Peter Polites second novel is a witty exploration of class, race, sex and money, firmly set in gay Sydney.
Pano
is slumming it, his work as a poet barely making an income. When he
sees an advertisement on a gay website, he moves in with Kane, an IT
specialist. The designer house, in upwardly mobile Pemulwuy, is
everything he's ever aspired to. When Pano and Kane fall into bed
together, Pano almost allows himself the fiction they are a happy
couple. Kane is more interested in a proposed Albanian mosque, to be
built across the road. He talks Pano into a plot to discredit the
mosque. Meanwhile, Pano has taken on work as a ghostwriter for a dodgy
property developer.

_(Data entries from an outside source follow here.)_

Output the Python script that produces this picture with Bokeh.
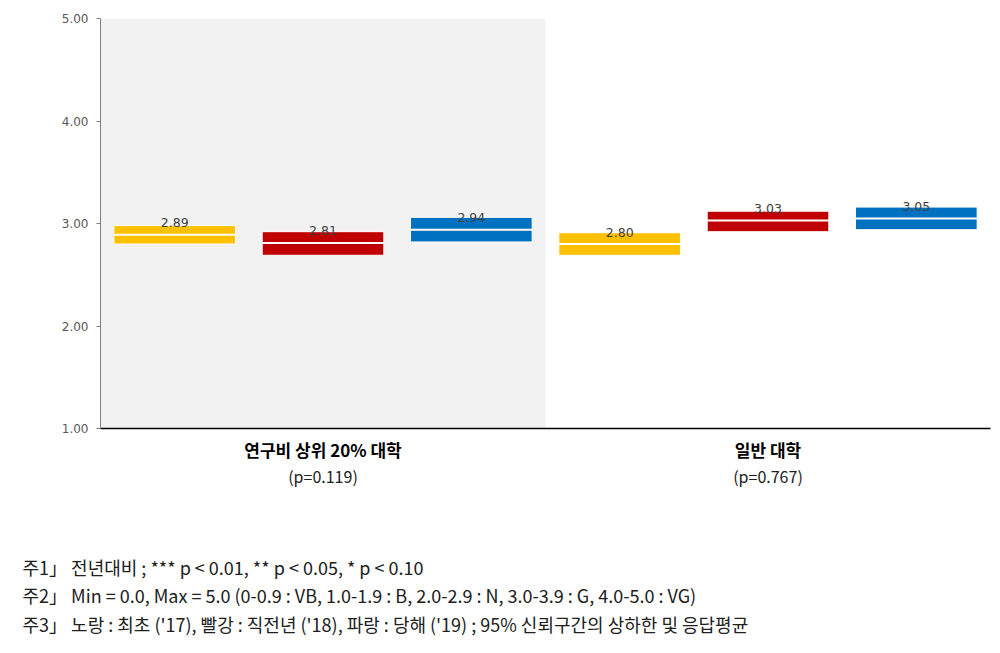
from bokeh.plotting import figure
from bokeh.models import Range1d, FixedTicker, NumeralTickFormatter, LinearAxis, Title, ColumnDataSource
from bokeh.embed import file_html
from bokeh.resources import INLINE
from bokeh.core.properties import value

groups = ["연구비 상위 20% 대학", "일반 대학"]
pvalues = ["(p=0.119)", "(p=0.767)"]
series = ["최초 ('17)", "직전년 ('18)", "당해 ('19)"]
colors = ["#FFC000", "#C00000", "#0070C0"]
means = [[2.89, 2.81, 2.94], [2.80, 3.03, 3.05]]
lower = [[2.80, 2.69, 2.82], [2.69, 2.92, 2.94]]
upper = [[2.98, 2.92, 3.06], [2.91, 3.12, 3.16]]
yticks = [1, 2, 3, 4, 5]
notes = [
    "주1」 전년대비 ; *** p < 0.01, ** p < 0.05, * p < 0.10",
    "주2」 Min = 0.0, Max = 5.0 (0-0.9 : VB, 1.0-1.9 : B, 2.0-2.9 : N, 3.0-3.9 : G, 4.0-5.0 : VG)",
    "주3」 노랑 : 최초 ('17), 빨강 : 직전년 ('18), 파랑 : 당해 ('19) ; 95% 신뢰구간의 상하한 및 응답평균",
]

nser = len(series)
xs, lo, hi, mu, col, lab = [], [], [], [], [], []
for gi in range(len(groups)):
    for si in range(nser):
        xs.append(gi * nser + si + 0.5)
        lo.append(lower[gi][si])
        hi.append(upper[gi][si])
        mu.append(means[gi][si])
        col.append(colors[si])
        lab.append(f"{means[gi][si]:.2f}")
bw = 0.41
src = ColumnDataSource(dict(x=xs, lo=lo, hi=hi, mu=mu, color=col, label=lab,
                            x0=[x - bw for x in xs], x1=[x + bw for x in xs]))

KR = "Noto Sans CJK KR"
p = figure(width=1000, height=653, output_backend="svg", toolbar_location=None,
           x_range=Range1d(0, len(groups) * nser), y_range=Range1d(yticks[0], yticks[-1]),
           min_border_left=100, min_border_right=10, min_border_top=18, min_border_bottom=225,
           x_axis_location=None)
p.outline_line_color = None
p.xgrid.visible = False
p.ygrid.visible = False
p.background_fill_color = "white"

# shaded first group
p.quad(left=[0], right=[nser], bottom=[yticks[0]], top=[yticks[-1]], fill_color="#F2F2F2", line_color=None)

p.vbar(x="x", width=2 * bw, bottom="lo", top="hi", fill_color="color", line_color="white", line_width=1, source=src)
p.segment(x0="x0", x1="x1", y0="mu", y1="mu", line_color="white", line_width=2, source=src)
p.text(x="x", y="mu", text="label", source=src, text_align="center", text_baseline="alphabetic",
       y_offset=-12, text_font=value("DejaVu Sans"), text_font_size="12.5px", text_color="#404040")

ya = p.yaxis[0]
ya.ticker = FixedTicker(ticks=yticks)
ya.formatter = NumeralTickFormatter(format="0.00")
ya.axis_line_color = "#808080"
ya.major_tick_line_color = "#808080"
ya.major_tick_out = 4
ya.major_tick_in = 0
ya.minor_tick_line_color = None
ya.major_label_text_font = "DejaVu Sans"
ya.major_label_text_font_size = "12px"
ya.major_label_text_color = "#595959"
ya.major_label_standoff = 8

centers = [gi * nser + nser / 2 for gi in range(len(groups))]
xa1 = LinearAxis(ticker=FixedTicker(ticks=centers),
                 major_label_overrides={c: g for c, g in zip(centers, groups)})
xa1.axis_line_color = "black"
xa1.axis_line_width = 1.5
xa1.major_tick_line_color = None
xa1.minor_tick_line_color = None
xa1.major_label_text_font = KR
xa1.major_label_text_font_style = "bold"
xa1.major_label_text_font_size = "17px"
xa1.major_label_text_color = "black"
xa1.major_label_standoff = 2
p.add_layout(xa1, "below")

xa2 = LinearAxis(ticker=FixedTicker(ticks=centers),
                 major_label_overrides={c: t for c, t in zip(centers, pvalues)})
xa2.axis_line_color = None
xa2.major_tick_line_color = None
xa2.minor_tick_line_color = None
xa2.major_label_text_font = KR
xa2.major_label_text_font_size = "16px"
xa2.major_label_text_color = "#202020"
xa2.major_label_standoff = -7
p.add_layout(xa2, "below")

p.add_layout(Title(text=" ", text_font_size="1px", standoff=58), "below")
for i, n in enumerate(notes):
    t = Title(text=n, align="left", offset=-78, text_font=KR, text_font_size="18px",
              text_font_style="normal", text_color="#202020", standoff=(0 if i == 0 else 1))
    p.add_layout(t, "below")

open("out.html", "w").write(file_html(p, INLINE))
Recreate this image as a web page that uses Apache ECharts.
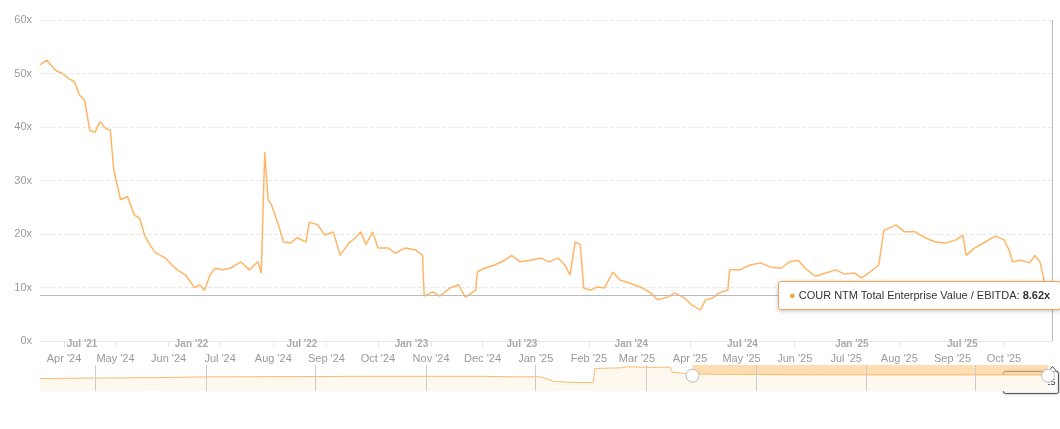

Can Pano maintain this middle-class facade, or will
it all come undone?
Peter Polites' second novel is a
dry, witty exploration of class, race, sex and money, firmly set in
Sydney and with a cast of mainly gay men. The Pillars
drips with an irony worthy of Jean Genet and Joe Orton. One of its main
concerns is artifice and the presentation of self. Everything –
clothes, décor, cosmetics – are described in mesmerising detail, working
up a picture of a superficial, branded world and its deluded denizens.
An astute work of social observation that entertains with a seductive, sly humour.